__REQUIRED TASK__:
Starting at the line that contains "What React, TypeScript" and stopping at the line that contains "Chart.register(...registerables);", transcribe every line of the material below exactly; pictures stay out.

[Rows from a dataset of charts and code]
--- start ---
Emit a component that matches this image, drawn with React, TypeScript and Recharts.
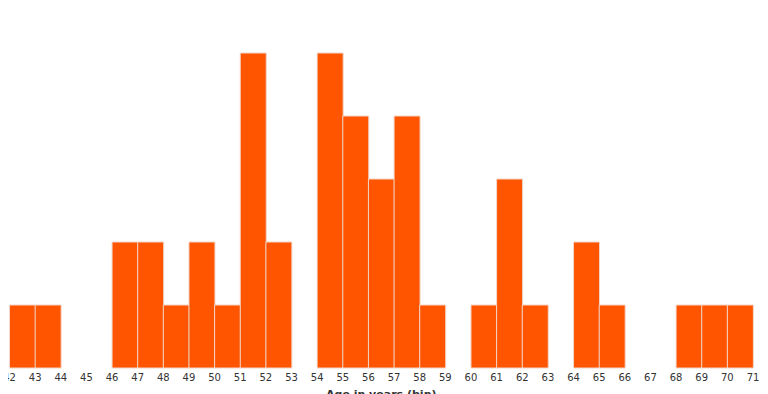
import React from 'react';
import { BarChart, Bar, XAxis, YAxis } from 'recharts';

const binStarts = [42, 43, 44, 45, 46, 47, 48, 49, 50, 51, 52, 53, 54, 55, 56, 57, 58, 59, 60, 61, 62, 63, 64, 65, 66, 67, 68, 69, 70];
const counts = [1, 1, 0, 0, 2, 2, 1, 2, 1, 5, 2, 0, 5, 4, 3, 4, 1, 0, 1, 3, 1, 0, 2, 1, 0, 0, 1, 1, 1];
const tickLabels = [42, 43, 44, 45, 46, 47, 48, 49, 50, 51, 52, 53, 54, 55, 56, 57, 58, 59, 60, 61, 62, 63, 64, 65, 66, 67, 68, 69, 70, 71];

const data = binStarts.map((s, i) => ({ mid: s + 0.5, count: counts[i] }));

export default function App() {
  return (
    <div style={{ margin: '-8px 0 0 -8px', width: 768, height: 394, overflow: 'hidden' }}>
      <BarChart
        width={768}
        height={394}
        data={data}
        margin={{ top: 53, right: 15, bottom: 0, left: 9.5 }}
        barCategoryGap={0}
        barGap={0}
      >
        <XAxis
          dataKey="mid"
          type="number"
          domain={[42, 71]}
          ticks={tickLabels}
          interval={0}
          axisLine={false}
          tickLine={false}
          tickSize={6}
          tickMargin={0}
          height={26}
          tick={{ fontSize: 10, fill: '#333', fontFamily: 'DejaVu Sans, sans-serif' }}
          label={{
            value: 'Age in years (bin)',
            position: 'insideBottom',
            offset: -4,
            style: { fontSize: 11, fontWeight: 'bold', fill: '#333', fontFamily: 'DejaVu Sans, sans-serif' },
          }}
        />
        <YAxis hide domain={[0, 5]} />
        <Bar
          dataKey="count"
          fill="#ff5500"
          stroke="#f2d6c8"
          strokeWidth={1}
          isAnimationActive={false}
        />
      </BarChart>
    </div>
  );
}
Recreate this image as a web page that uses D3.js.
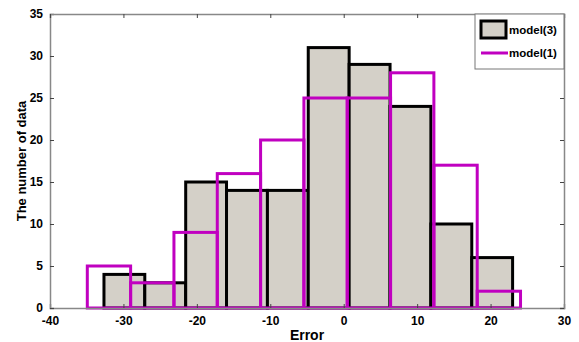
<!DOCTYPE html>
<html>
<head>
<meta charset="utf-8">
<script src="https://cdn.jsdelivr.net/npm/d3@7"></script>
<style>
  body { margin: 0; background: #fff; }
  text { font-family: 'Liberation Sans', Arial, sans-serif; font-weight: bold; }
</style>
</head>
<body>
<div id="chart"></div>
<script>
// histogram bin edges
let model3Edges = [-32.65, -27.09, -21.52, -15.96, -10.39, -4.83, 0.74, 6.31, 11.87, 17.44, 23.0]
let model3Counts = [4, 3, 15, 14, 14, 31, 29, 24, 10, 6]
let model1Edges = [-34.92, -29.02, -23.12, -17.22, -11.32, -5.42, 0.48, 6.38, 12.28, 18.18, 24.08]
let model1Counts = [5, 3, 9, 16, 20, 25, 25, 28, 17, 2]
let xTicks = [-40, -30, -20, -10, 0, 10, 20, 30]
let yTicks = [0, 5, 10, 15, 20, 25, 30, 35]
let legendNames = ['model(3)', 'model(1)']

let margin = { top: 14, left: 50, right: 15, bottom: 34 }
let width = 579 - margin.left - margin.right
let height = 342 - margin.top - margin.bottom

let svg = d3
  .select('#chart')
  .append('svg')
  .attr('width', width + margin.left + margin.right)
  .attr('height', height + margin.top + margin.bottom)
  .append('g')
  .attr('transform', `translate(${margin.left}, ${margin.top})`)

let xPositionScale = d3.scaleLinear().domain([-40, 30]).range([0, width])
let yPositionScale = d3.scaleLinear().domain([0, 35]).range([height, 0])

let bins3 = model3Counts.map((c, i) => ({ x0: model3Edges[i], x1: model3Edges[i + 1], n: c }))
let bins1 = model1Counts.map((c, i) => ({ x0: model1Edges[i], x1: model1Edges[i + 1], n: c }))

// model(3) - filled bars, black outline
svg
  .selectAll('.bar3')
  .data(bins3)
  .enter()
  .append('rect')
  .attr('class', 'bar3')
  .attr('x', d => xPositionScale(d.x0))
  .attr('y', d => yPositionScale(d.n))
  .attr('width', d => xPositionScale(d.x1) - xPositionScale(d.x0))
  .attr('height', d => yPositionScale(0) - yPositionScale(d.n))
  .attr('fill', '#d4d0c8')
  .attr('stroke', '#000')
  .attr('stroke-width', 3)

// model(1) - outline only
svg
  .selectAll('.bar1')
  .data(bins1)
  .enter()
  .append('rect')
  .attr('class', 'bar1')
  .attr('x', d => xPositionScale(d.x0))
  .attr('y', d => yPositionScale(d.n))
  .attr('width', d => xPositionScale(d.x1) - xPositionScale(d.x0))
  .attr('height', d => yPositionScale(0) - yPositionScale(d.n))
  .attr('fill', 'none')
  .attr('stroke', '#c000c0')
  .attr('stroke-width', 3)

// axes box, ticks pointing inward (plain hyphen for negatives)
let axisColor = '#444'
let xAxis = d3.axisBottom(xPositionScale).tickValues(xTicks).tickSize(-4).tickPadding(8)
  .tickFormat(d => String(d))
let yAxis = d3.axisLeft(yPositionScale).tickValues(yTicks).tickSize(-4).tickPadding(7)

svg.append('g').attr('transform', `translate(0, ${height})`).call(xAxis)
svg.append('g').call(yAxis)
svg.append('g').call(d3.axisTop(xPositionScale).tickValues(xTicks).tickSize(-4).tickFormat(''))
svg.append('g').attr('transform', `translate(${width}, 0)`)
  .call(d3.axisRight(yPositionScale).tickValues(yTicks).tickSize(-4).tickFormat(''))

svg.selectAll('.domain').attr('stroke', '#888').attr('stroke-width', 1.5)
svg.selectAll('.tick line').attr('stroke', axisColor)
svg.selectAll('.tick text').attr('font-size', 12).attr('fill', '#000')

svg.append('text')
  .attr('x', width / 2)
  .attr('y', height + 32)
  .attr('text-anchor', 'middle')
  .attr('font-size', 14)
  .text('Error')

svg.append('text')
  .attr('transform', `translate(-24, ${height / 2}) rotate(-90)`)
  .attr('text-anchor', 'middle')
  .attr('font-size', 13)
  .text('The number of data')

// legend
let legend = svg.append('g').attr('transform', `translate(${width - 89}, 0)`)
legend.append('rect')
  .attr('width', 89).attr('height', 55)
  .attr('fill', '#fff').attr('stroke', '#777').attr('stroke-width', 1)
legend.append('rect')
  .attr('x', 6).attr('y', 7).attr('width', 25).attr('height', 17)
  .attr('fill', '#d4d0c8').attr('stroke', '#000').attr('stroke-width', 3)
legend.append('line')
  .attr('x1', 6).attr('x2', 33).attr('y1', 39).attr('y2', 39)
  .attr('stroke', '#c000c0').attr('stroke-width', 3)
legend.selectAll('.leg-text')
  .data(legendNames)
  .enter()
  .append('text')
  .attr('x', 34)
  .attr('y', (d, i) => 20 + i * 23)
  .attr('font-size', 11.5)
  .text(d => d)
</script>
</body>
</html>
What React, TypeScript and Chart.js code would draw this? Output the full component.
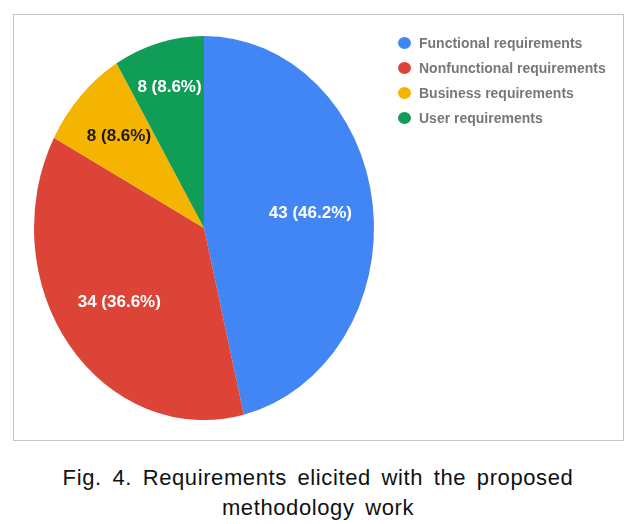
import React, { useEffect, useRef } from "react";
import { Chart, registerables } from "chart.js";

Chart.register(...registerables);

const categories = [
  "Functional requirements",
  "Nonfunctional requirements",
  "Business requirements",
  "User requirements",
];
const counts = [43, 34, 8, 8];
const colors = ["#4285F4", "#DB4437", "#F4B400", "#0F9D58"];
const labelColors = ["#ffffff", "#ffffff", "#1a1a1a", "#ffffff"];
const labelRadius = [0.63, 0.63, 0.69, 0.76];
const captionLines = [
  "Fig. 4. Requirements elicited with the proposed",
  "methodology work",
];

const VSCALE = 192 / 170;

const ellipsePlugin = {
  id: "ellipse",
  beforeDatasetsDraw(chart: any) {
    const arc = chart.getDatasetMeta(0).data[0];
    if (!arc) return;
    const { x, y } = arc.getProps(["x", "y"], true);
    const ctx = chart.ctx;
    ctx.save();
    ctx.translate(x, y);
    ctx.scale(1, VSCALE);
    ctx.translate(-x, -y);
  },
  afterDatasetsDraw(chart: any) {
    const ctx = chart.ctx;
    ctx.restore();
    const data = chart.data.datasets[0].data as number[];
    const total = data.reduce((a, b) => a + b, 0);
    chart.getDatasetMeta(0).data.forEach((arc: any, i: number) => {
      const p = arc.getProps(["x", "y", "startAngle", "endAngle", "outerRadius"], true);
      const mid = (p.startAngle + p.endAngle) / 2;
      const r = p.outerRadius * labelRadius[i];
      const lx = p.x + Math.cos(mid) * r;
      const ly = p.y + Math.sin(mid) * r * VSCALE;
      const txt = `${data[i]} (${((data[i] / total) * 100).toFixed(1)}%)`;
      ctx.save();
      ctx.font = "bold 17px 'Liberation Sans', Arial, sans-serif";
      ctx.fillStyle = labelColors[i];
      ctx.textAlign = "center";
      ctx.textBaseline = "middle";
      ctx.fillText(txt, lx, ly);
      ctx.restore();
    });
  },
};

function PieChart() {
  const ref = useRef<HTMLCanvasElement>(null);
  useEffect(() => {
    if (!ref.current) return;
    const chart = new Chart(ref.current, {
      type: "pie",
      data: {
        labels: categories,
        datasets: [
          {
            data: counts,
            backgroundColor: colors,
            borderWidth: 0,
          },
        ],
      },
      options: {
        animation: false,
        responsive: false,
        maintainAspectRatio: false,
        layout: { padding: { left: 20, right: 249, top: 43, bottom: 42 } },
        plugins: {
          legend: { display: false },
          tooltip: { enabled: false },
        },
      },
      plugins: [ellipsePlugin],
    });
    return () => chart.destroy();
  }, []);
  return <canvas ref={ref} width={609} height={425} style={{ display: "block" }} />;
}

export default function App() {
  return (
    <div style={{ position: "absolute", left: 0, top: 0, width: 644, height: 524, background: "#fff" }}>
      <div
        style={{
          position: "absolute",
          left: 13,
          top: 14,
          width: 611,
          height: 427,
          border: "1px solid #c4c4c4",
          boxSizing: "border-box",
        }}
      >
        <PieChart />
        {categories.map((c, i) => (
          <div
            key={c}
            style={{
              position: "absolute",
              left: 384,
              top: 19 + i * 25,
              height: 18,
              display: "flex",
              alignItems: "center",
              whiteSpace: "nowrap",
              font: "bold 14px 'Liberation Sans', Arial, sans-serif",
              color: "#777777",
            }}
          >
            <span
              style={{
                display: "inline-block",
                width: 13,
                height: 12,
                borderRadius: "50%",
                background: colors[i],
                marginRight: 8,
              }}
            />
            {c}
          </div>
        ))}
      </div>
      <div
        style={{
          position: "absolute",
          left: 0,
          top: 463,
          width: 636,
          textAlign: "center",
          font: "22px 'Liberation Sans', Arial, sans-serif",
          letterSpacing: "0.6px",
          wordSpacing: "4px",
          lineHeight: "30px",
          color: "#111",
        }}
      >
        {captionLines.map((l) => (
          <div key={l}>{l}</div>
        ))}
      </div>
    </div>
  );
}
--- end ---
__EXERCISE RESPONSE__:
What React, TypeScript and Chart.js code would draw this? Output the full component.
import React, { useEffect, useRef } from "react";
import { Chart, registerables } from "chart.js";

Chart.register(...registerables);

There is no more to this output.